Counting the distance across town, it turned into a pretty good jaunt that I knew I’d be pedaling every day, particularly when the wind was up, and, heck, it was always windy in eastern Sodak.
             
After parking my bike amongst a bunch of others, I walked up to the pro in the dinky little pro shop there and told him Rocky had sent me, like I was drug mule or trying to get into a speakeasy or something. He looked puzzled, so I also told him Rocky said I could get a job as a caddy.

He told me that, sure, I could be a caddy, just like any other kid that regularly showed up, but he’d never heard of Rocky, which was much as I’d suspected on both counts. Nothing fancy-schmantzy about this gig.

After all, we’re talking lower-level upscale here when we’re talking “country club” in a medium-sized town on the prairie. Just a matter of some local people making marginally more money than most and being able to afford to goof around playing golf a few days a week.

Sure, there were two or three truly wealthy members: one owned a multi-state chain of grocery stores, and another owned a good-sized highway construction company grown fat on the new interstate highway system.

Golf balls.The grocery store guy even had a private plane and could afford to fly anywhere in the world and play real country clubs—which he did—although he was the same hacker in those places as he was at home. (“Hacker” is what we caddies called the lousy to mediocre golfers who populated the place—uh huh, the vast majority, but I’m getting ahead of the story.)

Most of the members were middle class, or maybe upper middle class in some cases. They were the town’s doctors, lawyers, dentists and small businessmen, who unlike their more sober fellow citizens, thought of golf as a legitimate pastime.

But for a kid whose parents were usually on the fingernail-clutching edge of solvency, these people were the moneyed aristocrats of my little rural world. I would initially be goggle-eyed at having the honor of carrying their bags and tending their flagsticks. That reverence would wear off.
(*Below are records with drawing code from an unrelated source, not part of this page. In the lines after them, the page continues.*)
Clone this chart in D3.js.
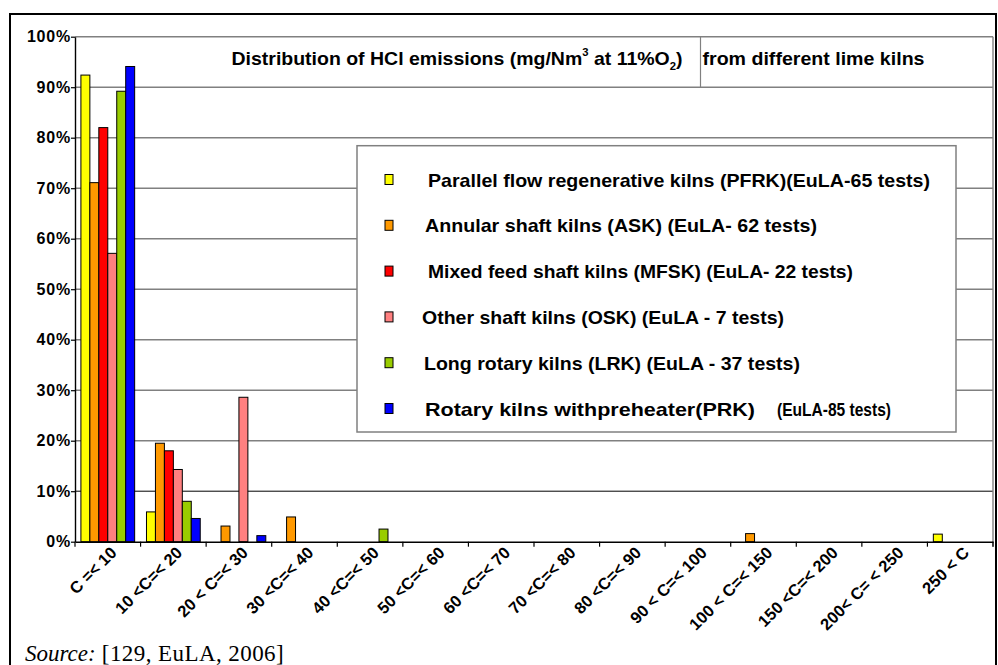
<!DOCTYPE html>
<html><head><meta charset="utf-8">
<script src="https://cdn.jsdelivr.net/npm/d3@7"></script>
<style>body{margin:0;background:#fff}svg{display:block}</style>
</head><body>
<svg id="c" width="998" height="665"></svg>
<script>
// ---- data ----
const categories = ["C =< 10","10 <C=< 20","20 < C=< 30","30 <C=< 40","40 <C=< 50","50 <C=< 60","60 <C=< 70","70 <C=< 80","80 <C=< 90","90 < C=< 100","100 < C=< 150","150 <C=< 200","200< C= < 250","250 < C"];
const seriesKeys = ["PFRK","ASK","MFSK","OSK","LRK","PRK"];
const seriesColors = ["#FFFF00","#FF9900","#FF0000","#FF8080","#99CC00","#0000FF"];
const legendLabels = [
  ["Parallel flow regenerative kilns (PFRK)(EuLA-65 tests)"],
  ["Annular shaft kilns (ASK) (EuLA- 62 tests)"],
  ["Mixed feed shaft kilns (MFSK) (EuLA- 22 tests)"],
  ["Other shaft kilns (OSK) (EuLA - 7 tests)"],
  ["Long rotary kilns (LRK) (EuLA - 37 tests)"],
  ["Rotary kilns withpreheater(PRK)", "(EuLA-85 tests)"]
];
const pfrk = [92.4, 5.9, 0, 0, 0, 0, 0, 0, 0, 0, 0, 0, 0, 1.5];
const ask  = [71.1, 19.5, 3.1, 4.9, 0, 0, 0, 0, 0, 0, 1.6, 0, 0, 0];
const mfsk = [82.0, 18.0, 0, 0, 0, 0, 0, 0, 0, 0, 0, 0, 0, 0];
const osk  = [57.1, 14.3, 28.6, 0, 0, 0, 0, 0, 0, 0, 0, 0, 0, 0];
const lrk  = [89.2, 8.0, 0, 0, 2.5, 0, 0, 0, 0, 0, 0, 0, 0, 0];
const prk  = [94.1, 4.6, 1.2, 0, 0, 0, 0, 0, 0, 0, 0, 0, 0, 0];
const seriesValues = [pfrk, ask, mfsk, osk, lrk, prk];
const yTicks = [0,10,20,30,40,50,60,70,80,90,100];

// ---- layout ----
const svg = d3.select("#c");
const P = {left:75, right:993, top:36.7, bottom:541.7};
const x = d3.scaleBand().domain(categories).range([P.left, P.right]).padding(0);
const xs = d3.scaleBand().domain(seriesKeys).range([0, x.bandwidth()]).paddingInner(0).paddingOuter(0.66);
const y = d3.scaleLinear().domain([0,100]).range([P.bottom, P.top]);

svg.append("rect").attr("width",998).attr("height",665).attr("fill","#fff");

// gridlines
svg.append("g").selectAll("line").data(yTicks.filter(d=>d>0)).join("line")
  .attr("x1",P.left).attr("x2",P.right)
  .attr("y1",d=>y(d)).attr("y2",d=>y(d))
  .attr("stroke",d=>d===10?"#000":"#808080")
  .attr("stroke-width",d=>d===10?1:1.4);
// plot right border
svg.append("line").attr("x1",P.right).attr("x2",P.right).attr("y1",P.top).attr("y2",P.bottom+5)
  .attr("stroke","#808080").attr("stroke-width",1.4);
// title box edge
svg.append("line").attr("x1",700.5).attr("x2",700.5).attr("y1",y(100)).attr("y2",y(90))
  .attr("stroke","#808080").attr("stroke-width",1.2);

// bars
const flat = [];
seriesValues.forEach((vals,si)=>vals.forEach((v,ci)=>{ if(v>0) flat.push({s:seriesKeys[si],c:categories[ci],v:v,col:seriesColors[si]}); }));
svg.append("g").selectAll("rect").data(flat).join("rect")
  .attr("x",d=>x(d.c)+xs(d.s))
  .attr("width",xs.bandwidth())
  .attr("y",d=>y(d.v))
  .attr("height",d=>y(0)-y(d.v))
  .attr("fill",d=>d.col)
  .attr("stroke","#000").attr("stroke-width",1);

// y axis
const ya = svg.append("g").attr("transform",`translate(${P.left},0)`)
  .call(d3.axisLeft(y).tickValues(yTicks).tickSize(4).tickSizeOuter(0).tickPadding(0).tickFormat(d=>d+"%"));
ya.select(".domain").attr("stroke","#000").attr("stroke-width",1.4);
ya.selectAll(".tick line").attr("stroke","#000").attr("stroke-width",1.2);
ya.selectAll(".tick text").attr("font-family","Liberation Sans, Arial, sans-serif")
  .attr("font-weight","bold").attr("font-size",16).attr("letter-spacing","0.8px").attr("fill","#000");

// x axis
const xa = svg.append("g").attr("transform",`translate(0,${P.bottom})`)
  .call(d3.axisBottom(x).tickSize(0).tickSizeOuter(0).tickFormat(""));
xa.select(".domain").attr("stroke","#000").attr("stroke-width",1.4);
const bounds = categories.map(c=>x(c)).concat([P.right]);
svg.append("g").selectAll("line").data(bounds).join("line")
  .attr("x1",d=>d).attr("x2",d=>d).attr("y1",P.bottom).attr("y2",P.bottom+5)
  .attr("stroke","#000").attr("stroke-width",1.2);
svg.append("g").selectAll("text").data(categories).join("text")
  .attr("transform",c=>`translate(${x(c)+x.bandwidth()/2+10},${P.bottom+12}) rotate(-45)`)
  .attr("text-anchor","end")
  .attr("font-family","Liberation Sans, Arial, sans-serif")
  .attr("font-weight","bold").attr("font-size",16.5).attr("fill","#000")
  .text(c=>c);

// title
const tf = "Liberation Sans, Arial, sans-serif";
const tg = svg.append("g").attr("font-family",tf).attr("font-weight","bold").attr("fill","#000");
const t1 = tg.append("text").attr("x",231.5).attr("y",65).attr("font-size",19)
  .attr("textLength",451).attr("lengthAdjust","spacingAndGlyphs");
t1.append("tspan").text("Distribution of HCl emissions (mg/Nm");
t1.append("tspan").attr("font-size",11).attr("dy",-9).text("3");
t1.append("tspan").attr("dy",9).text(" at 11%O");
t1.append("tspan").attr("font-size",11).attr("dy",5).text("2");
t1.append("tspan").attr("dy",-5).text(")");
tg.append("text").attr("x",702.5).attr("y",65).attr("font-size",19)
  .attr("textLength",222).attr("lengthAdjust","spacingAndGlyphs").text("from different lime kilns");

// legend
const lg = svg.append("g");
lg.append("rect").attr("x",357).attr("y",145.7).attr("width",599).attr("height",286.3)
  .attr("fill","#fff").attr("stroke","#808080").attr("stroke-width",1.5);
const rowY = d3.scalePoint().domain(seriesKeys).range([179.5,408.5]);
const textX = [428,425,428,422,424,425];
const textW = [502,392,425,362,376,330];
lg.selectAll("rect.m").data(seriesKeys).join("rect").attr("class","m")
  .attr("x",385).attr("y",k=>rowY(k)-5).attr("width",8).attr("height",10)
  .attr("fill",(k,i)=>seriesColors[i]).attr("stroke","#000").attr("stroke-width",1);
seriesKeys.forEach((k,i)=>{
  lg.append("text").attr("x",textX[i]).attr("y",rowY(k)+7)
    .attr("font-family",tf).attr("font-weight","bold").attr("font-size",19).attr("fill","#000")
    .attr("textLength",textW[i]).attr("lengthAdjust","spacingAndGlyphs")
    .text(legendLabels[i][0]);
  if(legendLabels[i][1]){
    lg.append("text").attr("x",777).attr("y",rowY(k)+7)
      .attr("font-family",tf).attr("font-weight","bold").attr("font-size",19).attr("fill","#000")
      .attr("textLength",114).attr("lengthAdjust","spacingAndGlyphs")
      .text(legendLabels[i][1]);
  }
});

// outer frame
svg.append("rect").attr("x",10).attr("y",14).attr("width",986).attr("height",700)
  .attr("fill","none").attr("stroke","#000").attr("stroke-width",2);

// source
const st = svg.append("text").attr("x",25).attr("y",661)
  .attr("font-family","Liberation Serif, Times New Roman, serif").attr("font-size",23).attr("fill","#000");
st.append("tspan").attr("font-style","italic").text("Source:");
st.append("tspan").attr("textLength",188).attr("lengthAdjust","spacing").text(" [129, EuLA, 2006]");
</script>
</body></html>
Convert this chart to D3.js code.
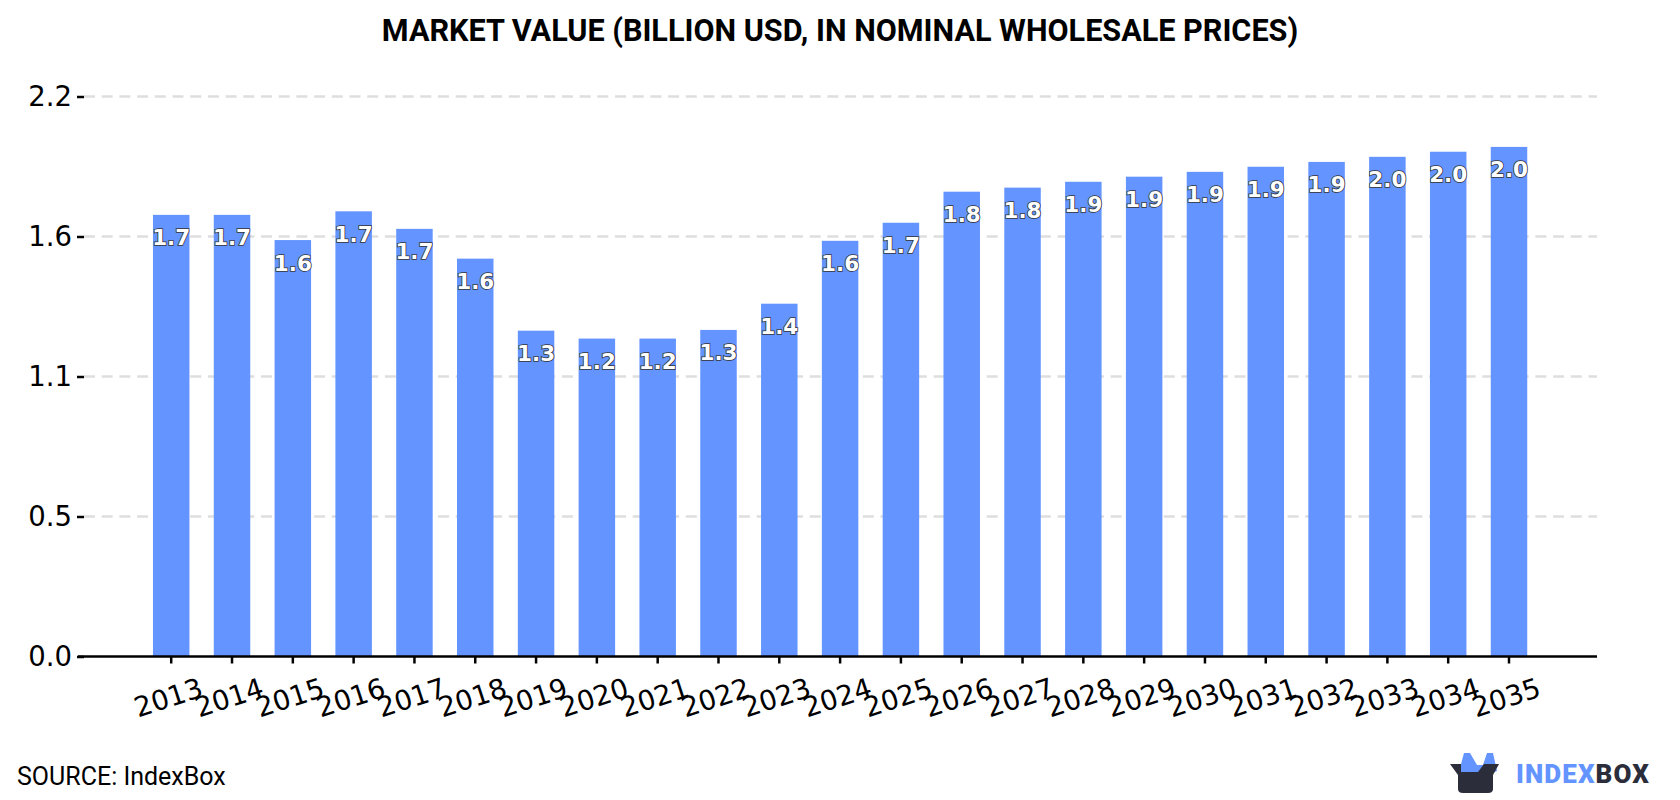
<!DOCTYPE html>
<html>
<head>
<meta charset="utf-8">
<script src="https://cdn.jsdelivr.net/npm/d3@7"></script>
<style>
  html, body { margin: 0; padding: 0; background: #fff; }
  svg { display: block; }
</style>
</head>
<body>
<svg id="chart" width="1680" height="800"></svg>
<script>
const years = ["2013","2014","2015","2016","2017","2018","2019","2020","2021","2022","2023","2024","2025","2026","2027","2028","2029","2030","2031","2032","2033","2034","2035"];
const marketValue = [1.735,1.735,1.636,1.749,1.68,1.563,1.28,1.249,1.249,1.283,1.386,1.633,1.704,1.826,1.842,1.865,1.885,1.904,1.924,1.943,1.963,1.983,2.002];
const valueTicks = [0, 0.55, 1.1, 1.65, 2.2];
const tickLabels = ["0.0", "0.5", "1.1", "1.6", "2.2"];
const titleText = "MARKET VALUE (BILLION USD, IN NOMINAL WHOLESALE PRICES)";
const sourceText = "SOURCE: IndexBox";

const svg = d3.select("#chart");
const plot = { left: 84, right: 1597, top: 96.5, bottom: 656.5 };
const sans = "'DejaVu Sans', sans-serif";

const x = d3.scaleBand().domain(years).range([78, 1597]).paddingInner(0.4).paddingOuter(1.19).align(0.518);
const y = d3.scaleLinear().domain([0, 2.2]).range([plot.bottom, plot.top]);

// horizontal dashed grid
svg.append("g").selectAll("line").data(valueTicks.slice(1)).join("line")
  .attr("x1", plot.left).attr("x2", plot.right)
  .attr("y1", d => y(d)).attr("y2", d => y(d))
  .attr("stroke", "#dedede").attr("stroke-width", 2.5)
  .attr("stroke-dasharray", "11 6.7");

// bars
svg.append("g").selectAll("rect").data(years).join("rect")
  .attr("x", d => x(d)).attr("width", x.bandwidth())
  .attr("y", (d, i) => y(marketValue[i]))
  .attr("height", (d, i) => y(0) - y(marketValue[i]))
  .attr("fill", "#6394ff");

// value axis
const yAxis = d3.axisLeft(y).tickValues(valueTicks)
  .tickFormat((d, i) => tickLabels[i]).tickSize(7).tickPadding(5);
const yG = svg.append("g").attr("transform", `translate(${plot.left},0)`).call(yAxis);
yG.select(".domain").remove();
yG.selectAll(".tick line").attr("stroke", "#000").attr("stroke-width", 2.5);
yG.selectAll(".tick text").attr("font-family", sans).attr("font-size", 27.5).attr("fill", "#000");

// year axis
const xAxis = d3.axisBottom(x).tickSize(7).tickPadding(0);
const xG = svg.append("g").attr("transform", `translate(0,${plot.bottom})`).call(xAxis);
xG.select(".domain").remove();
xG.selectAll(".tick line").attr("stroke", "#000").attr("stroke-width", 2.5);
xG.selectAll(".tick text")
  .attr("font-family", sans).attr("font-size", 27.5).attr("fill", "#000")
  .attr("text-anchor", "middle").attr("dy", null)
  .attr("transform", "translate(-2,43.5) rotate(-18)");
svg.append("line").attr("x1", 78).attr("x2", 1597)
  .attr("y1", plot.bottom).attr("y2", plot.bottom)
  .attr("stroke", "#000").attr("stroke-width", 2.5);

// value labels inside the bars
svg.append("g").selectAll("text").data(years).join("text")
  .attr("x", d => x(d) + x.bandwidth() / 2)
  .attr("y", (d, i) => y(marketValue[i]) + 24.5)
  .attr("text-anchor", "middle").attr("dominant-baseline", "middle")
  .attr("font-family", sans).attr("font-weight", 700).attr("font-size", 21.5)
  .attr("fill", "#fff").attr("stroke", "#333").attr("stroke-width", 1.6)
  .attr("paint-order", "stroke")
  .text((d, i) => d3.format(".1f")(marketValue[i]));

// title and source
svg.append("text").attr("x", 840).attr("y", 41).attr("text-anchor", "middle")
  .attr("font-family", "Roboto, sans-serif").attr("font-weight", 700).attr("font-size", 30.6)
  .attr("fill", "#000").text(titleText);
svg.append("text").attr("x", 17).attr("y", 785)
  .attr("font-family", "Roboto, sans-serif").attr("font-size", 25)
  .attr("fill", "#000").text(sourceText);

// brand mark and wordmark
const logo = svg.append("g").attr("transform", "translate(1450,753)");
logo.append("path").attr("fill", "#6394ff")
  .attr("d", "M11 11 L14 0 L20 0 L27 12 L33 12 L37 0 L43 0 L47 18 L33 24 L11 20 Z");
logo.append("path").attr("fill", "#2b2d3b")
  .attr("d", "M0 11 L11 11 L11 19 L28 19 L34 11 L49 11 L43 22 L43 36 Q43 40 38 40 L13 40 Q8 40 8 36 L8 22 Z");
const wordmark = svg.append("text").attr("x", 1516).attr("y", 783)
  .attr("font-family", "Roboto, sans-serif").attr("font-weight", 900).attr("font-size", 26)
  .attr("letter-spacing", 1.1);
wordmark.append("tspan").attr("fill", "#6394ff").text("INDEX");
wordmark.append("tspan").attr("fill", "#2b2d3b").text("BOX");
</script>
</body>
</html>
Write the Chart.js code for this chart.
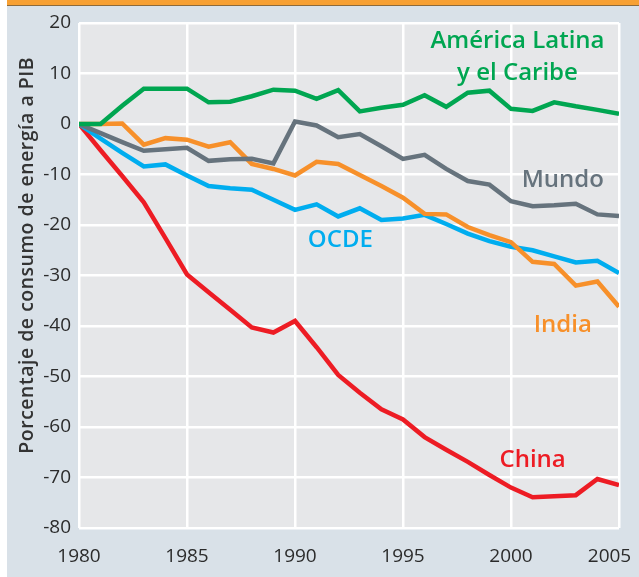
<!DOCTYPE html>
<html>
<head>
<meta charset="utf-8">
<script src="https://cdn.jsdelivr.net/npm/chart.js@4/dist/chart.umd.min.js"></script>
<style>
  body { margin: 0; background: #fff; }
  #wrap { width: 639px; height: 577px; }
</style>
</head>
<body>
<div id="wrap"><canvas id="chart" width="639" height="577"></canvas></div>
<script>
const years = [1980, 1981, 1982, 1983, 1984, 1985, 1986, 1987, 1988, 1989, 1990, 1991, 1992,
               1993, 1994, 1995, 1996, 1997, 1998, 1999, 2000, 2001, 2002, 2003, 2004, 2005];

const latam = [0, 0, 3.6, 7.0, 7.0, 7.0, 4.3, 4.4, 5.5, 6.8, 6.6, 5.0, 6.7,
               2.5, 3.2, 3.8, 5.7, 3.4, 6.2, 6.6, 3.0, 2.6, 4.3, 3.5, 2.8, 2.0];
const mundo = [0, -1.8, -3.6, -5.3, -5.0, -4.7, -7.3, -7.0, -6.9, -7.8, 0.5, -0.3, -2.6,
               -2.0, -4.4, -6.9, -6.1, -8.9, -11.3, -12.0, -15.3, -16.3, -16.1, -15.8, -17.9, -18.2];
const india = [0, 0, 0.1, -4.1, -2.8, -3.1, -4.5, -3.6, -7.9, -8.9, -10.2, -7.5, -7.9,
               -10.1, -12.3, -14.6, -17.8, -17.9, -20.4, -22.0, -23.4, -27.3, -27.7, -32.0, -31.2, -36.2];
const ocde = [0, -2.9, -5.7, -8.4, -8.0, -10.2, -12.3, -12.7, -13.0, -15.0, -17.0, -15.9, -18.3,
              -16.7, -19.0, -18.7, -18.0, -19.8, -21.7, -23.2, -24.3, -25.0, -26.2, -27.4, -27.1, -29.5];
const china = [0, -5.2, -10.3, -15.5, -22.6, -29.8, -33.3, -36.8, -40.3, -41.3, -39.0, -44.2, -49.7,
               -53.2, -56.5, -58.5, -62.0, -64.5, -66.9, -69.5, -72.0, -73.9, -73.7, -73.5, -70.3, -71.5];

const yTicks = [20, 10, 0, -10, -20, -30, -40, -50, -60, -70, -80];
const xTicks = [1980, 1985, 1990, 1995, 2000, 2005];

const yTitle = 'Porcentaje de consumo de energía a PIB';

// name labels, anchored in data units (year, value)
const seriesLabels = [
    { text: 'América Latina', year: 2000.3, value: 16.4, color: '#00a651' },
    { text: 'y el Caribe', year: 2000.3, value: 10.0, color: '#00a651' },
    { text: 'Mundo', year: 2002.4, value: -11.2, color: '#66737d' },
    { text: 'OCDE', year: 1992.1, value: -23.1, color: '#00adef' },
    { text: 'India', year: 2002.4, value: -39.9, color: '#f7902a' },
    { text: 'China', year: 2001.0, value: -66.5, color: '#ed1c24' }
];

const FONT = "'Open Sans', 'DejaVu Sans', sans-serif";

function pts(values) {
    return values.map(function (v, i) { return { x: years[i], y: v }; });
}

function line(label, values, color) {
    return {
        label: label,
        data: pts(values),
        borderColor: color,
        backgroundColor: color,
        borderWidth: 4.5,
        pointRadius: 0,
        tension: 0,
        borderJoinStyle: 'miter',
        borderCapStyle: 'butt'
    };
}

const backdrop = {
    id: 'backdrop',
    beforeDraw(chart) {
        const c = chart.ctx, a = chart.chartArea;
        c.save();
        c.fillStyle = '#ffffff';
        c.fillRect(0, 0, chart.width, chart.height);
        c.fillStyle = '#d9e1e8';
        c.fillRect(7, 6, chart.width - 7, chart.height - 6);
        c.fillStyle = '#f7a033';
        c.fillRect(7, 0, chart.width - 7, 5);
        c.fillStyle = '#8c6a3c';
        c.fillRect(7, 5, chart.width - 7, 1);
        c.fillStyle = '#e6e7e9';
        c.fillRect(a.left, a.top, a.right - a.left, a.bottom - a.top);
        c.restore();
    }
};

const textLayer = {
    id: 'textLayer',
    afterDatasetsDraw(chart) {
        const c = chart.ctx, sx = chart.scales.x, sy = chart.scales.y;
        c.save();
        c.textAlign = 'center';
        c.textBaseline = 'middle';
        c.font = '600 24px ' + FONT;
        seriesLabels.forEach(function (l) {
            c.fillStyle = l.color;
            c.fillText(l.text, sx.getPixelForValue(l.year), sy.getPixelForValue(l.value));
        });
        // y axis title
        c.translate(27, sy.getPixelForValue(-26));
        c.rotate(-Math.PI / 2);
        c.fillStyle = '#333333';
        c.font = '600 19.5px ' + FONT;
        c.letterSpacing = '0.5px';
        c.fillText(yTitle, 0, 0);
        c.restore();
    }
};

new Chart(document.getElementById('chart'), {
    type: 'line',
    data: {
        datasets: [
            line('América Latina y el Caribe', latam, '#00a651'),
            line('Mundo', mundo, '#66737d'),
            line('India', india, '#f7902a'),
            line('OCDE', ocde, '#00adef'),
            line('China', china, '#ed1c24')
        ]
    },
    options: {
        responsive: false,
        animation: false,
        layout: { padding: { top: 23, right: 20, left: 0, bottom: 0 } },
        plugins: {
            legend: { display: false },
            tooltip: { enabled: false }
        },
        scales: {
            x: {
                type: 'linear',
                min: 1980,
                max: 2005,
                afterFit: function (s) { s.height = 49; s.paddingLeft = 0; s.paddingRight = 0; },
                afterBuildTicks: function (s) { s.ticks = xTicks.map(v => ({ value: v })); },
                ticks: {
                    color: '#2b2b2b',
                    font: { family: FONT, size: 19 },
                    padding: 17,
                    maxRotation: 0,
                    // last label sits a little inside the right edge, like the original
                    callback: v => v === 2005 ? '2005\u2003' : String(v)
                },
                grid: { color: '#ffffff', lineWidth: 2.5, drawTicks: false },
                border: { display: false }
            },
            y: {
                min: -80,
                max: 20,
                afterFit: function (s) { s.width = 79; },
                afterBuildTicks: function (s) { s.ticks = yTicks.map(v => ({ value: v })); },
                ticks: {
                    color: '#2b2b2b',
                    font: { family: FONT, size: 19 },
                    padding: 8
                },
                grid: { color: '#ffffff', lineWidth: 2.5, drawTicks: false },
                border: { display: false }
            }
        }
    },
    plugins: [backdrop, textLayer]
});
</script>
</body>
</html>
The pro was a cocky, strutting little bantam rooster named Dick Clark, who actually looked a lot like the other Dick Clark of American Bandstand. He was originally from Kansas City and would go back there after a couple years.

His buddies, but not the caddies, made a play on his name by sometimes calling him Click Clack. He was in his mid-twenties with wind resistant, Brylcreemed and carefully combed hair, and, of course, he never wore any kind of a cap that would cover up that masterpiece of coiffure.

Though small in stature, he had a great golf swing and hit the ball a mile with a big looping draw. He walked with a confident swagger, knowing that he was the closest thing to a real golfer this area had ever seen.

He was immediately my first non-TV idol.

The thing that really sealed the deal was a picture he had hanging in the pro shop. There he was standing with Jack Nicklaus in one of those faked-up poses of them supposedly examining a golf club.

Yeah, our version of Dick Clark pictured with the guy they used to call “Fat Jack” in his early years as opposed to the slimmer Jack of later years, but I didn’t know any other version of Jack at the time than the “Great Jack Nicklaus.”

Wow! It was like Dick Clark had instant credentials for me.

That same day, Dick took me out with him on my first caddy job as kind of a training mission. He showed me how to balance the weight of the bag horizontally across my back and what my job would be on the greens. The rest was a matter of keeping up or even staying ahead and, of course, making sure I always knew where the hell the ball was.

Nope, it wasn’t rocket science, but I loved it from the first hole on.